Screen Shot 2018-08-15 at 2.53.10 PMIda B. Wells was born a slave on July 16, 1862 in Holly Springs, Mississippi as the oldest of eight children. Her father, James, was a carpenter and her mother, Elizabeth, was a famous cook. Once slavery ended, Ida attended Shaw University (now Rust College) along with her mother who attended school long enough to learn how to read the Bible.

She was surrounded by political activists and grew up during Reconstruction with a sense of hope about the possibilities of former slaves within the American society. Both parents died, along with an infant brother, during the 1878 yellow fever epidemic when Ida was 16 years old. At that young age, she assumed the responsibility of rearing her five surviving younger brothers and sisters.

She soon became a teacher in a rural Mississippi school order to earn money for the family. After two years, she moved to Memphis for a higher paying teaching job. Although she wrote for church newspapers about inequality in schools as well as many other areas of life, one day changed her life forever. She was accustomed to riding the train in whatever seat she chose. In 1884, the Chesapeake, Ohio and Southwest Railroad forbade her from sitting in the ladies’ coach, even though she had a ticket. She was forcibly removed by three men because she refused to move to the colored car. She subsequently decided to sue the railroad and also wrote an article about the experience. The success of her article about the case as well as the uproar caused by her criticism of the school systems, influenced her career change from teacher to journalist.

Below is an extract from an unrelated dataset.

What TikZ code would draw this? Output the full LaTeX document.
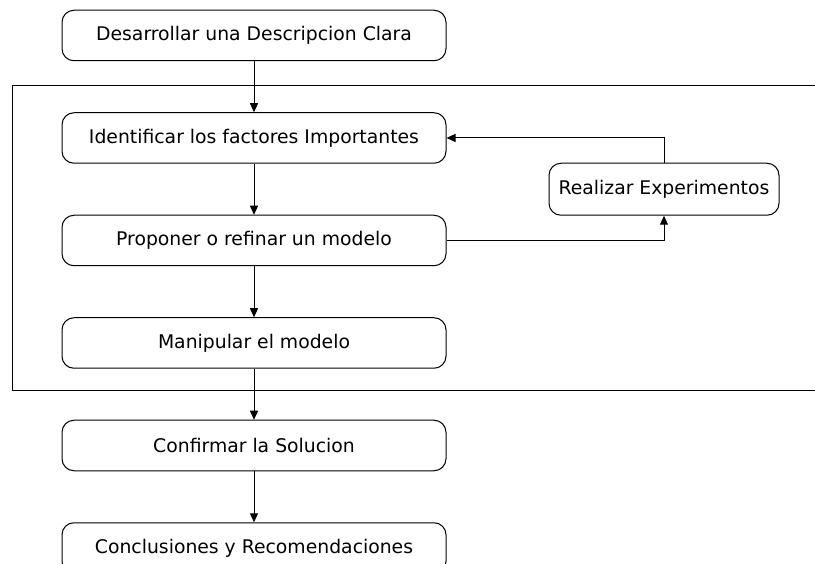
\documentclass[tikz,border=0pt]{standalone}
\usepackage{fontspec}
\setmainfont{DejaVu Sans}
\usetikzlibrary{
  positioning,
  calc,
  arrows.meta
}

\begin{document}
\begin{tikzpicture}[
      x=1pt, y=-1pt,
      node distance=51pt and 102pt,
      stepbox/.style={rectangle, draw, rounded corners=12pt, line width=1pt, minimum width=384pt, minimum height=50.5pt, align=center, font=\fontsize{18.8}{22}\selectfont},
      sidebox/.style={stepbox, minimum width=230pt, minimum height=52pt},
      arrow/.style={-{Triangle[width=8pt, length=9pt]}, line width=1pt}
    ]
      \useasboundingbox (0,0) rectangle (815,564);

      % Nodes
      \node[stepbox] (desc) at (254,35.5) {Desarrollar una Descripcion Clara};
      \node[stepbox, below=of desc] (ident) {Identificar los factores Importantes};
      \node[stepbox, below=of ident] (prop) {Proponer o refinar un modelo};
      \node[stepbox, below=of prop] (manip) {Manipular el modelo};
      \node[stepbox, below=of manip] (conf) {Confirmar la Solucion};
      \node[stepbox, below=of conf] (concl) {Conclusiones y Recomendaciones};
      \coordinate (mid) at ($(ident.east)!0.5!(prop.east)$);
      \node[sidebox, anchor=west] (real) at ([xshift=102pt]mid) {Realizar Experimentos};

      % Frame
      \draw[line width=1pt] (12,86) rectangle (830,391);

      % Arrows
      \draw[arrow] (desc) -- (ident);
      \draw[arrow] (ident) -- (prop);
      \draw[arrow] (prop) -- (manip);
      \draw[arrow] (manip) -- (conf);
      \draw[arrow] (conf) -- (concl);
      \draw[arrow] (prop.east) -| (real.south);
      \draw[arrow] (real.north) |- (ident.east);
    \end{tikzpicture}
\end{document}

As injustices against former slaves raged throughout the South and a reign of terror began, Wells’ sense of indignation and quest for justice was fueled. Three of her male friends, who were upstanding, law-abiding, successful businessmen opened a grocery store (in direct competition with a white-owned store). They were lynched in 1892 on the pretext of a crime they did not commit. Wells decided to use her pen to expose the motives behind the violence. Her major contention that lynchings were a systematic attempt to subordinate the black community was incendiary. She wrote about the situation with a clarity and forcefulness that riveted the attention of both blacks and whites. Lynching had become one of the main tactics in the strategy to terrorize blacks, and exposing its real purpose became the target of her crusade for justice. She also advocated for both an economic boycott and a mass migration of black people from Memphis to the Oklahoma territory.

This so enraged her enemies that while she was traveling in the Northeast, they destroyed her printing press, and put a price on her head, threatening her life if she returned to the South. Despite the danger, she continued writing and speaking across the country and went to the United Kingdom to explain the brutality of lynching and the government’s refusal to intervene to stop it.

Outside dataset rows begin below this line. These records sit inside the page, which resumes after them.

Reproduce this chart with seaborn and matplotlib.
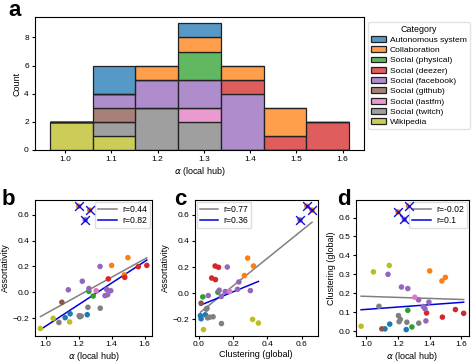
import numpy as np
import pandas as pd
import seaborn as sns
from matplotlib import pyplot as plt

plt.rcParams['font.family'] = ['Liberation Sans', 'DejaVu Sans']

categories = ["Autonomous system", "Collaboration", "Social (physical)", "Social (deezer)",
              "Social (facebook)", "Social (github)", "Social (lastfm)", "Social (twitch)",
              "Wikipedia"]

# one entry per network
category = (["Autonomous system"] * 3 + ["Collaboration"] * 5 + ["Social (physical)"] * 2
            + ["Social (deezer)"] * 4 + ["Social (facebook)"] * 9 + ["Social (github)"]
            + ["Social (lastfm)"] + ["Social (twitch)"] * 6 + ["Wikipedia"] * 3)
alpha = [1.118, 1.148, 1.252,
         1.200, 1.267, 1.400, 1.477, 1.499,
         1.262, 1.288,
         1.380, 1.480, 1.562, 1.614,
         1.137, 1.222, 1.240, 1.262, 1.330, 1.360, 1.370, 1.376, 1.395,
         1.098,
         1.306,
         1.080, 1.203, 1.207, 1.215, 1.256, 1.331,
         0.9675, 1.045, 1.145]
assortativity = [-0.195, -0.165, -0.172,
                 0.665, 0.635, 0.208, 0.135, 0.268,
                 0.008, -0.028,
                 0.104, 0.116, 0.198, 0.208,
                 0.020, 0.086, 0.560, 0.030, 0.200, -0.025, 0.023, -0.018, 0.013,
                 -0.076,
                 0.013,
                 -0.232, -0.180, -0.188, -0.183, -0.115, -0.122,
                 -0.278, -0.200, -0.228]
clustering = [0.012, 0.037, 0.008,
              0.630, 0.660, 0.318, 0.265, 0.284,
              0.110, 0.022,
              0.096, 0.074, 0.114, 0.094,
              0.300, 0.233, 0.590, 0.225, 0.165, 0.130, 0.118, 0.054, 0.153,
              0.012,
              0.179,
              0.131, 0.082, 0.050, 0.062, 0.047, 0.042,
              0.026, 0.313, 0.347]
outlier = [False] * 3 + [True, True, False, False, False] + [False] * 6 \
    + [False, False, True] + [False] * 6 + [False] * 11

r_all = {"b": "r=0.44", "c": "r=0.77", "d": "r=-0.02"}
r_clean = {"b": "r=0.82", "c": "r=0.36", "d": "r=0.1"}

df = pd.DataFrame({"Category": category, "alpha": alpha, "assort": assortativity,
                   "clust": clustering, "outlier": outlier})
clean = df[~df["outlier"]]
out = df[df["outlier"]]

palette = dict(zip(categories, sns.color_palette("tab10", 9)))
ALPHA_LABEL = r"$\alpha$ (local hub)"
LBL = 6.5
TICK = 6

fig = plt.figure(figsize=(4.74, 3.63), dpi=100)

# ---- a: stacked histogram
ax = fig.add_axes([0.074, 0.587, 0.694, 0.366])
sns.histplot(data=df, x="alpha", hue="Category", hue_order=categories, palette=palette,
             multiple="stack", bins=7, edgecolor="#222222", linewidth=0.9, ax=ax)
ax.set_xlabel(ALPHA_LABEL, fontsize=LBL, labelpad=1.5)
ax.set_ylabel("Count", fontsize=LBL, labelpad=2)
ax.set_yticks([0, 2, 4, 6, 8])
ax.tick_params(labelsize=TICK, length=2.5, pad=2)
sns.move_legend(ax, "upper left", bbox_to_anchor=(1.005, 0.985), title="Category",
                fontsize=6.1, title_fontsize=6.4, frameon=True, handlelength=1.7,
                handletextpad=0.5, labelspacing=0.28, borderpad=0.35, borderaxespad=0.3)
ax.get_legend().get_frame().set_edgecolor("#dddddd")

# ---- b, c, d: scatter + fits
panels = [
    ("b", "alpha", "assort", [0.074, 0.075, 0.247, 0.374], "upper right", ALPHA_LABEL, "Assortativity"),
    ("c", "clust", "assort", [0.411, 0.075, 0.259, 0.374], "upper left", "Clustering (global)", "Assortativity"),
    ("d", "alpha", "clust", [0.751, 0.075, 0.238, 0.374], "upper right", ALPHA_LABEL, "Clustering (global)"),
]
for key, xcol, ycol, rect, loc, xlabel, ylabel in panels:
    ax = fig.add_axes(rect)
    sns.scatterplot(data=df, x=xcol, y=ycol, hue="Category", palette=palette,
                    s=16, linewidth=0, legend=False, ax=ax, zorder=3)
    ax.scatter(out[xcol], out[ycol], marker="x", color="#1010e0", s=40, linewidth=1.0, zorder=7)
    sns.regplot(data=df, x=xcol, y=ycol, scatter=False, ci=None, color="#808080",
                line_kws={"lw": 1.1}, label=r_all[key], ax=ax)
    sns.regplot(data=clean, x=xcol, y=ycol, scatter=False, ci=None, color="#0000dd",
                line_kws={"lw": 1.1}, label=r_clean[key], ax=ax)
    ax.set_xlabel(xlabel, fontsize=LBL, labelpad=1)
    ax.set_ylabel(ylabel, fontsize=LBL, labelpad=2)
    ax.tick_params(labelsize=TICK, length=2.5, pad=1.5)
    leg = ax.legend(loc=loc, fontsize=6.2, handlelength=2.2, handletextpad=0.6,
                    labelspacing=0.3, borderpad=0.35, borderaxespad=0.2, framealpha=1)
    leg.get_frame().set_edgecolor("#dddddd")
    leg.set_zorder(5)
    if key == "c":
        ax.set_xticks([0.0, 0.2, 0.4, 0.6])
    else:
        ax.set_xticks([1.0, 1.2, 1.4, 1.6])
    if key == "d":
        ax.set_yticks(np.arange(0, 0.61, 0.1))

for label, x, y in [("a", 0.018, 1.0), ("b", 0.004, 0.478), ("c", 0.368, 0.478), ("d", 0.712, 0.478)]:
    fig.text(x, y, label, fontsize=16, fontweight="bold", va="top")

fig.savefig("out.png", dpi=100)
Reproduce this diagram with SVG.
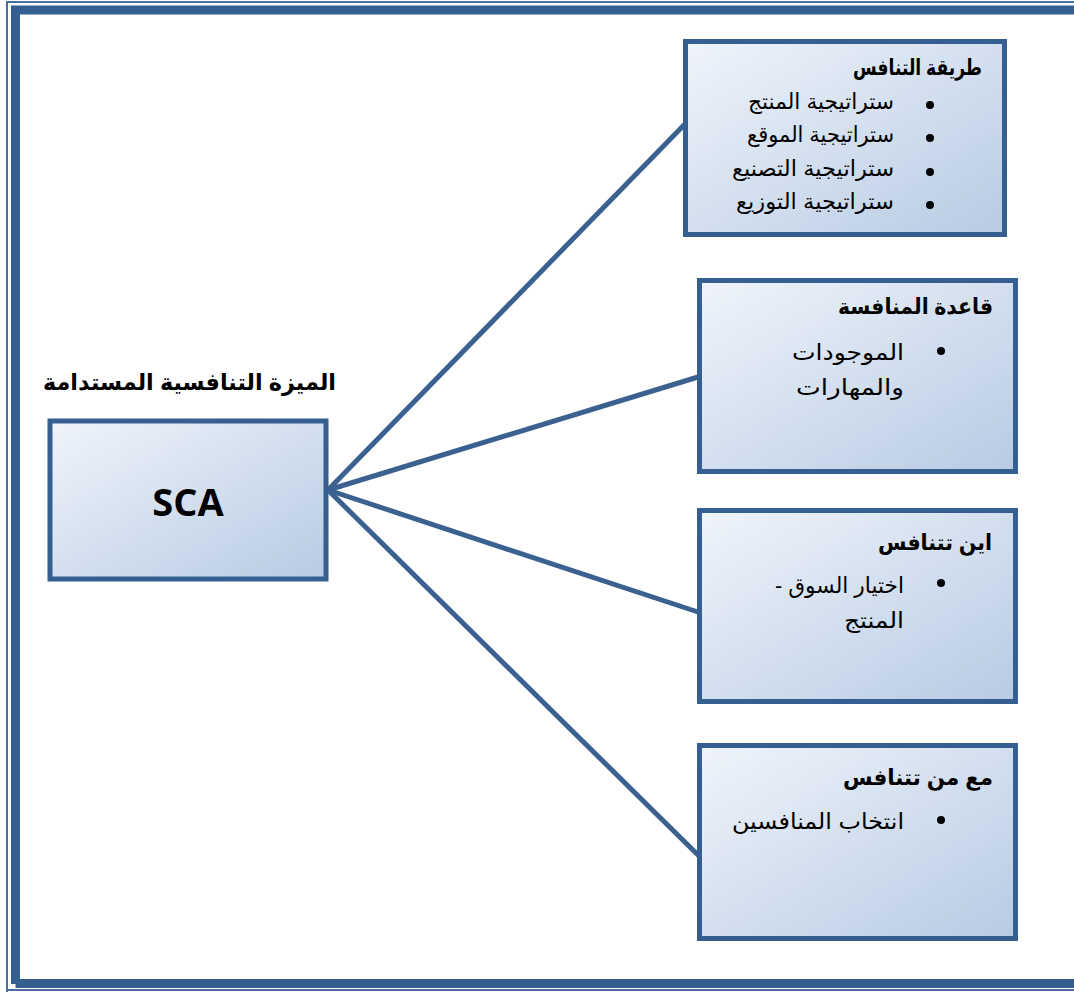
<svg xmlns="http://www.w3.org/2000/svg" width="1074" height="992" viewBox="0 0 1074 992">
  <defs>
    <linearGradient id="boxFill" x1="0" y1="0" x2="1" y2="1">
      <stop offset="0" stop-color="#f0f4fb"/>
      <stop offset="1" stop-color="#b7cbe3"/>
    </linearGradient>
    <style>
      .box { fill: url(#boxFill); stroke: #365f91; stroke-width: 5; }
      .link { stroke: #3a6190; stroke-width: 5; fill: none; stroke-linecap: round; }
      .ar { font-family: "Liberation Sans", "DejaVu Sans", sans-serif; fill: #000; }
      .head { font-size: 22px; font-weight: bold; }
      .item { font-size: 22px; }
      .dot { fill: #000; }
    </style>
  </defs>

  <rect width="1074" height="992" fill="#fff"/>

  <!-- page border: thin outer rule + thick inner rule -->
  <g id="page-border" fill="none">
    <path d="M7 992 V2 H1080" stroke="#4a6f9e" stroke-width="2"/>
    <path d="M7 990 H1080" stroke="#4a6f9e" stroke-width="2"/>
    <path d="M15.5 984 V10 H1080" stroke="#365f91" stroke-width="9"/>
    <path d="M15.5 983.5 H1080" stroke="#365f91" stroke-width="9"/>
  </g>

  <!-- connectors from the SCA node to the four factor boxes -->
  <g id="connectors">
    <line class="link" x1="328" y1="490" x2="685" y2="124"/>
    <line class="link" x1="328" y1="490" x2="698" y2="377"/>
    <line class="link" x1="328" y1="490" x2="698" y2="612"/>
    <line class="link" x1="328" y1="490" x2="698" y2="855"/>
  </g>

  <g id="sca">
    <text class="ar head" x="336" y="390" direction="rtl" text-anchor="start" style="font-size:23px" textLength="293" lengthAdjust="spacingAndGlyphs">الميزة التنافسية المستدامة</text>
    <rect class="box" x="50" y="421" width="276" height="158"/>
    <text x="188" y="516" text-anchor="middle" font-family="'Open Sans', 'Liberation Sans', sans-serif" font-weight="bold" font-size="38">SCA</text>
  </g>

  <g id="how-to-compete">
    <rect class="box" x="685.5" y="41.5" width="319" height="193"/>
    <text class="ar head" x="982" y="75" direction="rtl" text-anchor="start" textLength="129" lengthAdjust="spacingAndGlyphs">طريقة التنافس</text>
    <circle class="dot" cx="930" cy="105" r="4"/>
    <circle class="dot" cx="930" cy="138" r="4"/>
    <circle class="dot" cx="930" cy="172" r="4"/>
    <circle class="dot" cx="930" cy="205" r="4"/>
    <text class="ar item" x="894" y="109" direction="rtl" text-anchor="start" textLength="146" lengthAdjust="spacingAndGlyphs">ستراتيجية المنتج</text>
    <text class="ar item" x="894" y="142" direction="rtl" text-anchor="start" textLength="147" lengthAdjust="spacingAndGlyphs">ستراتيجية الموقع</text>
    <text class="ar item" x="894" y="176" direction="rtl" text-anchor="start" textLength="162" lengthAdjust="spacingAndGlyphs">ستراتيجية التصنيع</text>
    <text class="ar item" x="894" y="209" direction="rtl" text-anchor="start" textLength="158" lengthAdjust="spacingAndGlyphs">ستراتيجية التوزيع</text>
  </g>

  <g id="competition-basis">
    <rect class="box" x="699.5" y="280.5" width="316" height="191"/>
    <text class="ar head" x="993" y="314" direction="rtl" text-anchor="start" textLength="155" lengthAdjust="spacingAndGlyphs">قاعدة المنافسة</text>
    <circle class="dot" cx="941" cy="351" r="4"/>
    <text class="ar item" x="904" y="360" direction="rtl" text-anchor="start" textLength="112" lengthAdjust="spacingAndGlyphs">الموجودات</text>
    <text class="ar item" x="904" y="395" direction="rtl" text-anchor="start" textLength="108" lengthAdjust="spacingAndGlyphs">والمهارات</text>
  </g>

  <g id="where-to-compete">
    <rect class="box" x="699.5" y="510.5" width="316" height="191"/>
    <text class="ar head" x="992" y="550" direction="rtl" text-anchor="start" textLength="114" lengthAdjust="spacingAndGlyphs">اين تتنافس</text>
    <circle class="dot" cx="941" cy="583" r="4"/>
    <text class="ar item" x="904" y="593" direction="rtl" text-anchor="start" textLength="129" lengthAdjust="spacingAndGlyphs">اختيار السوق -</text>
    <text class="ar item" x="904" y="628" direction="rtl" text-anchor="start" textLength="60" lengthAdjust="spacingAndGlyphs">المنتج</text>
  </g>

  <g id="whom-to-compete">
    <rect class="box" x="699.5" y="745.5" width="316" height="193"/>
    <text class="ar head" x="993" y="785" direction="rtl" text-anchor="start" textLength="150" lengthAdjust="spacingAndGlyphs">مع من تتنافس</text>
    <circle class="dot" cx="941" cy="820" r="4"/>
    <text class="ar item" x="904" y="829" direction="rtl" text-anchor="start" textLength="172" lengthAdjust="spacingAndGlyphs">انتخاب المنافسين</text>
  </g>
</svg>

Wells was invited by Frederick Douglass to come to Chicago in 1893 to work on the pamphlet that was distributed at the World’s Fair to explain the lack of African American representation. In 1894, she traveled throughout England speaking about the atrocities of lynching. In 1895 she settled in Chicago when she married Ferdinand L. Barnett, a widower and a fellow crusader who was a well-known attorney as well as the founder of The Conservator newspaper. In addition to raising Barnett’s two children from his previous marriage, the couple had four children of their own in eight years.

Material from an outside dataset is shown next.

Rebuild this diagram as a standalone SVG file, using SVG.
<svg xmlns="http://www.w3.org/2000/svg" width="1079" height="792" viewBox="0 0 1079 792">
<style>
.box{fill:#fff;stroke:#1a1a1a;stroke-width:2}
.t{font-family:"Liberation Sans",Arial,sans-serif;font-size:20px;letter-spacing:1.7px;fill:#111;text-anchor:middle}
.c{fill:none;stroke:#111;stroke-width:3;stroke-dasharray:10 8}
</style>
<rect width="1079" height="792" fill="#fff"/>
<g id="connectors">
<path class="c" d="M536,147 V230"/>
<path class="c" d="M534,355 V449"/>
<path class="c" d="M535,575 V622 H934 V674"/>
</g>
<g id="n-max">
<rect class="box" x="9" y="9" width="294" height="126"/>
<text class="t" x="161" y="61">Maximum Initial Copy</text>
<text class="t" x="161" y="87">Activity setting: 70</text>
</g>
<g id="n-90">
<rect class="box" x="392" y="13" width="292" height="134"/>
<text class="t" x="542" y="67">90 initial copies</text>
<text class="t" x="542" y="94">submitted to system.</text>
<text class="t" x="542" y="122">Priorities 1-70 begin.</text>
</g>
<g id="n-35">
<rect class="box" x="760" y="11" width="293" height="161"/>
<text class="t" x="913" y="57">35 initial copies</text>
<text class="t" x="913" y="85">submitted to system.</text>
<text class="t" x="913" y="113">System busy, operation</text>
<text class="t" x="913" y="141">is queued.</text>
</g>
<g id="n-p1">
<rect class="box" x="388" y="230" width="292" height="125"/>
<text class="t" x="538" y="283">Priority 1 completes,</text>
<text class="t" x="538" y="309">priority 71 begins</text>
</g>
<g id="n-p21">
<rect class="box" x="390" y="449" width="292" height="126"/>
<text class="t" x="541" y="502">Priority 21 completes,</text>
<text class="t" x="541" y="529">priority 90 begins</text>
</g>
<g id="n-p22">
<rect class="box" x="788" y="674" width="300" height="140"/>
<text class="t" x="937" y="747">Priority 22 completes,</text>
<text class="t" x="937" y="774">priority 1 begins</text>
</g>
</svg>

Even with this added responsibility, Wells continued in her relentless fight for social justice. She was involved with many clubs and organizations. In 1909, she was one of the founding members of the National Association for the Advancement of Colored People (NAACP). She also was very active in the women’s suffrage movement, starting the all-black Alpha Suffrage Club. She created one of the first kindergartens for black children. For ten years, from 1910 – 1920, she and her husband started and ran a rooming house and social center called the Negro Fellowship League. In her final year of life, Ida ran for Illinois state senate.

Ida B. Wells-Barnett and her husband Ferdinand L. Barnett lived at 3624 Grand Boulevard (now South King Drive) from 1919 – 1930. The house became a national landmark in 1974. Ida B. Wells-Barnett died on March 25, 1931 leaving a formidable legacy of undaunted courage and tenacity in the fight against racism and sexism in America.

She and her husband are interred at Oak Wood Cemetery in Chicago. Ten years after her death, in 1941, the Ida B. Wells Homes were dedicated. In 2002, the last of that community came down. Now there is an effort to erect a monument to her on the land in Bronzeville where the homes once stood, in the community where she lived for over 35 years.